* Rows from a dataset of charts and code
_ _ _ _
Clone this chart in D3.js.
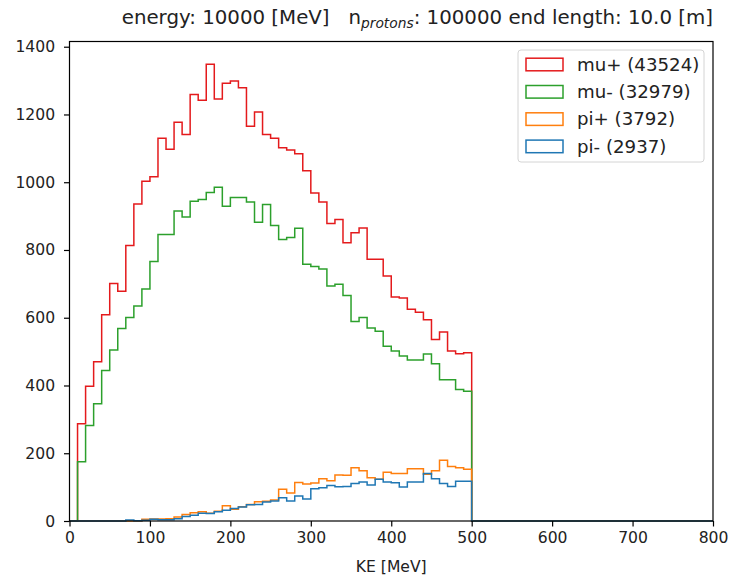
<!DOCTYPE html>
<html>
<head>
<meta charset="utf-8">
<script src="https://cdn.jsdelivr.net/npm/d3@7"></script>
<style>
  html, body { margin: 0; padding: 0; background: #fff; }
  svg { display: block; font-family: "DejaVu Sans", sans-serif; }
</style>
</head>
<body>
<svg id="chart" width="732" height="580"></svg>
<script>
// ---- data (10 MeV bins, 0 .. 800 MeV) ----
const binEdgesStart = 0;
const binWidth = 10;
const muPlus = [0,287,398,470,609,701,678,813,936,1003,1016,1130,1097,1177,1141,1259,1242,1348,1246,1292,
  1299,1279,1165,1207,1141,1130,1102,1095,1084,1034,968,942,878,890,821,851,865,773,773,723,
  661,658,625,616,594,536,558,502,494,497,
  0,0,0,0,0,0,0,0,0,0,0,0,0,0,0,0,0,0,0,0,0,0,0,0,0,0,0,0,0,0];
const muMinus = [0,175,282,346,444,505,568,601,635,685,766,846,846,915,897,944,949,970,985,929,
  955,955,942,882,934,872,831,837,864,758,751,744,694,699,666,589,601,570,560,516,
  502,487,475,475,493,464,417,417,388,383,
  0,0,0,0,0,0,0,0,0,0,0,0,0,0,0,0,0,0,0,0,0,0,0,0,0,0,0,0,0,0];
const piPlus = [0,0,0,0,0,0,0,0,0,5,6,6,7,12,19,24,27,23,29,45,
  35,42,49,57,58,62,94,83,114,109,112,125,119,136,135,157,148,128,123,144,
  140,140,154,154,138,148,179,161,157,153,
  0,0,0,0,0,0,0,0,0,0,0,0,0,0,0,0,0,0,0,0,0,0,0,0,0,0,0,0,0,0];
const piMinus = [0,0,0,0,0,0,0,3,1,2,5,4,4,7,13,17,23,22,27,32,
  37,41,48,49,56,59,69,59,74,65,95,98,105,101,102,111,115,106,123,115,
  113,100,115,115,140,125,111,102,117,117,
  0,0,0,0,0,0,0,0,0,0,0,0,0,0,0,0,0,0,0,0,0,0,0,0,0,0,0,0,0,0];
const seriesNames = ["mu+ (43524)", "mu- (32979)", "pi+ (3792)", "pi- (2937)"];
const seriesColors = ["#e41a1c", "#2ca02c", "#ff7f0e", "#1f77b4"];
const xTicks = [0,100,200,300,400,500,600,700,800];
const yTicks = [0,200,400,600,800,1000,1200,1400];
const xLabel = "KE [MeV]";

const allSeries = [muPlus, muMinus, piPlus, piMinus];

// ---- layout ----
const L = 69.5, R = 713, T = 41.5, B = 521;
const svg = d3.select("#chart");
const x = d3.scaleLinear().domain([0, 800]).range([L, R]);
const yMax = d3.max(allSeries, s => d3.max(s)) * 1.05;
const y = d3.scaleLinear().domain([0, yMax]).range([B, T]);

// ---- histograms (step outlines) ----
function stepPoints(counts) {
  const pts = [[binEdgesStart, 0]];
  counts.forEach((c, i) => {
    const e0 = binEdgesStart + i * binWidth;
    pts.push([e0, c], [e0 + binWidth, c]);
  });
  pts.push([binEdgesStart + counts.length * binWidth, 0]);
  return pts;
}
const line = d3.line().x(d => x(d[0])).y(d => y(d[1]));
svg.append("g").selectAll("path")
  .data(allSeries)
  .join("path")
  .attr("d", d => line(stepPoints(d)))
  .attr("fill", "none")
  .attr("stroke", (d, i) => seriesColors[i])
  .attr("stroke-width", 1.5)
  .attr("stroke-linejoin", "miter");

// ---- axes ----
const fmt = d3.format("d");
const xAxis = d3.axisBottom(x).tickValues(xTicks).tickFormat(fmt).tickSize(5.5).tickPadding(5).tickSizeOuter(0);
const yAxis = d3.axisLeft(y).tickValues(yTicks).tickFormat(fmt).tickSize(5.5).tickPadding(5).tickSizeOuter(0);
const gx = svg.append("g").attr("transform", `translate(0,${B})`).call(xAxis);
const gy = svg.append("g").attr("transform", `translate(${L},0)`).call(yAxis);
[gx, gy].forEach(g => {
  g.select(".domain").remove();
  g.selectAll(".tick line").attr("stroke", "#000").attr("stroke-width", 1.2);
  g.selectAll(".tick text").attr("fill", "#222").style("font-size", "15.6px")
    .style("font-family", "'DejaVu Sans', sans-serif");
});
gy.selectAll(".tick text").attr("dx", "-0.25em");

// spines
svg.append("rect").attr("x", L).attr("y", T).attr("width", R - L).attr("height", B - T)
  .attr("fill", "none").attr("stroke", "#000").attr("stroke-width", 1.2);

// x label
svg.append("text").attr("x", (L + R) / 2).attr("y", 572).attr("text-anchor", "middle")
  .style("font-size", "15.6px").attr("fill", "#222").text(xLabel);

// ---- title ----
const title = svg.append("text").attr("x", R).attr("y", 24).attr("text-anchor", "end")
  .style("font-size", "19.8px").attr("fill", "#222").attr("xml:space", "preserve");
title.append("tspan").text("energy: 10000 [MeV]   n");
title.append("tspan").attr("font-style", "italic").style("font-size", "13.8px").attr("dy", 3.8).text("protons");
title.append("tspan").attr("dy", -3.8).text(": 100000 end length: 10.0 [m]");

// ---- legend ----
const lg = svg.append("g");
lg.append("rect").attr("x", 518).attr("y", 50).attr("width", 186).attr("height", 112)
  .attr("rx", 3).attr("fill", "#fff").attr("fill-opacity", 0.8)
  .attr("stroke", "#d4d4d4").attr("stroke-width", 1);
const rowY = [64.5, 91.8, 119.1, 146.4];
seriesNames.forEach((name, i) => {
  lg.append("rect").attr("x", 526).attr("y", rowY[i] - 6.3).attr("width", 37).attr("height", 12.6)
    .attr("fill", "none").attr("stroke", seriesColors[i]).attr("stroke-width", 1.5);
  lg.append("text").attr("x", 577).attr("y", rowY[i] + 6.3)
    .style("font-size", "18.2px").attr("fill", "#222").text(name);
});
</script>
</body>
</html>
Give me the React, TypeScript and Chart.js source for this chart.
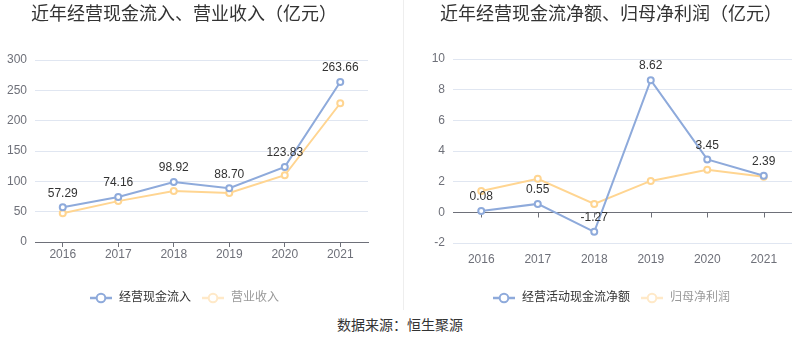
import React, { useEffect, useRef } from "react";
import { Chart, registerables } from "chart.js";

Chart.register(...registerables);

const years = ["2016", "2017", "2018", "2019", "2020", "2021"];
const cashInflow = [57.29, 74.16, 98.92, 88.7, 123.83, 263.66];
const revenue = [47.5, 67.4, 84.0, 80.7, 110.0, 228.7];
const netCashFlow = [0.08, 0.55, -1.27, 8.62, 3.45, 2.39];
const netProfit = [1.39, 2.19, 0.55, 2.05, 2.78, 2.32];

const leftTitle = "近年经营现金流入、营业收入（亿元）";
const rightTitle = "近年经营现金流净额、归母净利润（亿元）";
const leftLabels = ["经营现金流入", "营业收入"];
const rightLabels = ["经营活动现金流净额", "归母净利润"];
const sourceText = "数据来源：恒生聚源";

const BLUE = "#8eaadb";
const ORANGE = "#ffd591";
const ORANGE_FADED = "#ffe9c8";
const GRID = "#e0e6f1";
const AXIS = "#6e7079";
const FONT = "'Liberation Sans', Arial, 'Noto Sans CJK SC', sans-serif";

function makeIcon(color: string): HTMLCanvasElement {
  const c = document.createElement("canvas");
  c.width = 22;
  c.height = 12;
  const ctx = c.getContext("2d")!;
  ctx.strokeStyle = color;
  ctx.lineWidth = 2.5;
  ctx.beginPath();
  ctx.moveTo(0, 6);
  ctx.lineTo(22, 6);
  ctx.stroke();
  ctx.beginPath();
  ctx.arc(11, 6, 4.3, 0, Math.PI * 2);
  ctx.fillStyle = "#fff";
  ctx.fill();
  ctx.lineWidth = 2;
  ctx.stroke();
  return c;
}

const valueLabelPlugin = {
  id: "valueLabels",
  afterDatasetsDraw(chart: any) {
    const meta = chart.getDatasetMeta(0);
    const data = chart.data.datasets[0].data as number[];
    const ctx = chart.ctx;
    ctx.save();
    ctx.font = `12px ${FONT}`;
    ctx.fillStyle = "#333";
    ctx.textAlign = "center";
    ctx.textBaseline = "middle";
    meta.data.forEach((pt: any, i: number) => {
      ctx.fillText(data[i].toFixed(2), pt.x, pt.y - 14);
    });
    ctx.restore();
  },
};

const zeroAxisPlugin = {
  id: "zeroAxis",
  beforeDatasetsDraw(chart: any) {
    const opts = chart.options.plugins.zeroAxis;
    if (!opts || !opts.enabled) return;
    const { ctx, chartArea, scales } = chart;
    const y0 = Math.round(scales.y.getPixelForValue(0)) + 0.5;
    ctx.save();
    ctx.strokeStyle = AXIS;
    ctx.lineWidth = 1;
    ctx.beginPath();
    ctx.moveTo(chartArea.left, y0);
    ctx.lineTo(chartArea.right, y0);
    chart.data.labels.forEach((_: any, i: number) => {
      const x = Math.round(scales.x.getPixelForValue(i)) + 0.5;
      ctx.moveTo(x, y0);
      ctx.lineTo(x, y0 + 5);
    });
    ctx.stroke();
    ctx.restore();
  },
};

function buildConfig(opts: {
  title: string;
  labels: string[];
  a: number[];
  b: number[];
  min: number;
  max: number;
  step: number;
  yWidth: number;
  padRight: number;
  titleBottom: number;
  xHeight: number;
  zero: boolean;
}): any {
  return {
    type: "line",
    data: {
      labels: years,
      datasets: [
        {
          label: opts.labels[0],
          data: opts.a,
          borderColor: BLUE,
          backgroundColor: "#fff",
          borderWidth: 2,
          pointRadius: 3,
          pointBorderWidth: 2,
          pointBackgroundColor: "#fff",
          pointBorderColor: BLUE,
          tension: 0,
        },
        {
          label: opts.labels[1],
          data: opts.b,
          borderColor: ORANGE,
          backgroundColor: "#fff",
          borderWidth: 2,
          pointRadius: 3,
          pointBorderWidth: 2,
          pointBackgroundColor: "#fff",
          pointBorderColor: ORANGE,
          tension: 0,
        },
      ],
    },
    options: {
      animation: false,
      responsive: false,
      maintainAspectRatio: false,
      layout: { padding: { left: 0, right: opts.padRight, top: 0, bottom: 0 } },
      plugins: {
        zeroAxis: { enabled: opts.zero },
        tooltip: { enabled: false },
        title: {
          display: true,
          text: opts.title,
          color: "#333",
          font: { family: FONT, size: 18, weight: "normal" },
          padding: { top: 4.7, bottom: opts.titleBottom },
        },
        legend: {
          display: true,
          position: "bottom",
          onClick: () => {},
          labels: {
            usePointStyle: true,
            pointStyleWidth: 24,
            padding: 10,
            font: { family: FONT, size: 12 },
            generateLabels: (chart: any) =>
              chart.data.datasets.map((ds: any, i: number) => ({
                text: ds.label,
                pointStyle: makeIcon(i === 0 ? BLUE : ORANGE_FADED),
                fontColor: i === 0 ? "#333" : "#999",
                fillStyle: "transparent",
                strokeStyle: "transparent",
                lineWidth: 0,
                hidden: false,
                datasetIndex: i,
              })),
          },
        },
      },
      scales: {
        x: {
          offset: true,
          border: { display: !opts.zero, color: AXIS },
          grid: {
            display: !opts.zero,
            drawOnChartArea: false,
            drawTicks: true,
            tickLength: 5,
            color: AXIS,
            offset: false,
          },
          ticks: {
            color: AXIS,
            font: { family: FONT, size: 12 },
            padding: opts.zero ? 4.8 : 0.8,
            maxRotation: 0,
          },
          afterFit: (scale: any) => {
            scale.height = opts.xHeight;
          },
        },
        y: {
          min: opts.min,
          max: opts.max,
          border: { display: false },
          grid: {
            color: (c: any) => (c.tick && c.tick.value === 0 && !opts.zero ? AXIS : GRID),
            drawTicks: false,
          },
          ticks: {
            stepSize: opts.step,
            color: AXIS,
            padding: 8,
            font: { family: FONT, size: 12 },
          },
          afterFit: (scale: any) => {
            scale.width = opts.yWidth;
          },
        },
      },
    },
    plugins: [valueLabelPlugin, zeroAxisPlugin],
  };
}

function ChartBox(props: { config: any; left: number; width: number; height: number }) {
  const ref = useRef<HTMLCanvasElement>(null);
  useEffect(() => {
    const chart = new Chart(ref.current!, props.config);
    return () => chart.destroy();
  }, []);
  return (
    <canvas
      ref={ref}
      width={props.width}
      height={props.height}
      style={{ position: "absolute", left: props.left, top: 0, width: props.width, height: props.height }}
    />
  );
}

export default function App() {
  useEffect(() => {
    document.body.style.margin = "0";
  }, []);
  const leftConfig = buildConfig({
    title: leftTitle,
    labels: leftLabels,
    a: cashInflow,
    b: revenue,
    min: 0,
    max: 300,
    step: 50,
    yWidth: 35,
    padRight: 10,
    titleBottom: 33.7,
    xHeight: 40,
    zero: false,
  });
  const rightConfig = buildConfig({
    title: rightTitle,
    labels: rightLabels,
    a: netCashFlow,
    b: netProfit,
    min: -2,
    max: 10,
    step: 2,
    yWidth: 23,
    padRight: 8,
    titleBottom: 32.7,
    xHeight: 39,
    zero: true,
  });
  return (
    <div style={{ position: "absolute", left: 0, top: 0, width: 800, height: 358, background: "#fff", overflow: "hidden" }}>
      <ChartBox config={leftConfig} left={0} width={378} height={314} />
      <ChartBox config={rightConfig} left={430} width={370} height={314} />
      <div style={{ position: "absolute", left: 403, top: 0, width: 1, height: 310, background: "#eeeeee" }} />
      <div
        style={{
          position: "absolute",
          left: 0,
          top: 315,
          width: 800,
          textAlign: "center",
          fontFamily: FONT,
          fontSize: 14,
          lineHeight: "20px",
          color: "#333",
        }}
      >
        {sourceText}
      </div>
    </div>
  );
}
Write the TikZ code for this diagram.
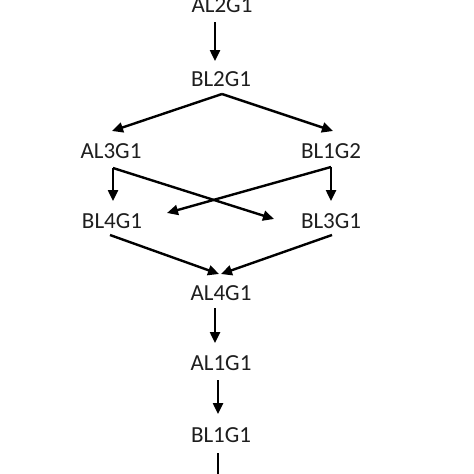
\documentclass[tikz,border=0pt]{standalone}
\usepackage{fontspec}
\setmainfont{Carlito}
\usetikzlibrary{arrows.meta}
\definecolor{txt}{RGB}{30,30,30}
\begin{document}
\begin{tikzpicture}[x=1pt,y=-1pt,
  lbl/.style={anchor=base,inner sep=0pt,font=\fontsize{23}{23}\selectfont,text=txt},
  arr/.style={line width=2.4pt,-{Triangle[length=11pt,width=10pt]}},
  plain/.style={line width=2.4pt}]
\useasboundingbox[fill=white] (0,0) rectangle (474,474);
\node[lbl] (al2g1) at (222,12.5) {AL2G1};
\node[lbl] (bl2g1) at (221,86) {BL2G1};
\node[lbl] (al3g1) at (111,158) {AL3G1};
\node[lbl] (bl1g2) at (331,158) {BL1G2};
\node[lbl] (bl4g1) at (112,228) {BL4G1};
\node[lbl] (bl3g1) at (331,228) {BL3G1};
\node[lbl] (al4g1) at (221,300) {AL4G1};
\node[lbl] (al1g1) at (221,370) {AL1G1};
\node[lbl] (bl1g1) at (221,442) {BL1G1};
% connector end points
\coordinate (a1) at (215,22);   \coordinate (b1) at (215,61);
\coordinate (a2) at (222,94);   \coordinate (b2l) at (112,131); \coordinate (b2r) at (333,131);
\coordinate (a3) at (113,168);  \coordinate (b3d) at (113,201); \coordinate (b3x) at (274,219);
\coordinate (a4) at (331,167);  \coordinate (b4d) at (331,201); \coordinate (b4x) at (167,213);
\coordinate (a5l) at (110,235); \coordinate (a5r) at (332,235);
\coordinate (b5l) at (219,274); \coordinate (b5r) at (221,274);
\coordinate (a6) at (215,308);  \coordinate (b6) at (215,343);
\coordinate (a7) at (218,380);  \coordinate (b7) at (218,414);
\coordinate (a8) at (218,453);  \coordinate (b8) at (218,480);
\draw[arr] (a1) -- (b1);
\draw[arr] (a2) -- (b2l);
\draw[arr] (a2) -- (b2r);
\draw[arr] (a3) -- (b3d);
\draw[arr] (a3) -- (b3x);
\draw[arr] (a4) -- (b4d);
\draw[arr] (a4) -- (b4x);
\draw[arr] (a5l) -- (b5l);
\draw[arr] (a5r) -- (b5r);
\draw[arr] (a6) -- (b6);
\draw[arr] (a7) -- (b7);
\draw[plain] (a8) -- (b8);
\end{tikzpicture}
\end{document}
_ _ _ _
* What the exercise asks
Give again, word for word, the lines from the one that contains "Give me the" to the one that contains "const netProfit = [1.39, 2.19, 0.55, 2.05, 2.78, 2.32];", both included. Omit the pictures.

* Answer for the task
Give me the React, TypeScript and Chart.js source for this chart.
import React, { useEffect, useRef } from "react";
import { Chart, registerables } from "chart.js";

Chart.register(...registerables);

const years = ["2016", "2017", "2018", "2019", "2020", "2021"];
const cashInflow = [57.29, 74.16, 98.92, 88.7, 123.83, 263.66];
const revenue = [47.5, 67.4, 84.0, 80.7, 110.0, 228.7];
const netCashFlow = [0.08, 0.55, -1.27, 8.62, 3.45, 2.39];
const netProfit = [1.39, 2.19, 0.55, 2.05, 2.78, 2.32];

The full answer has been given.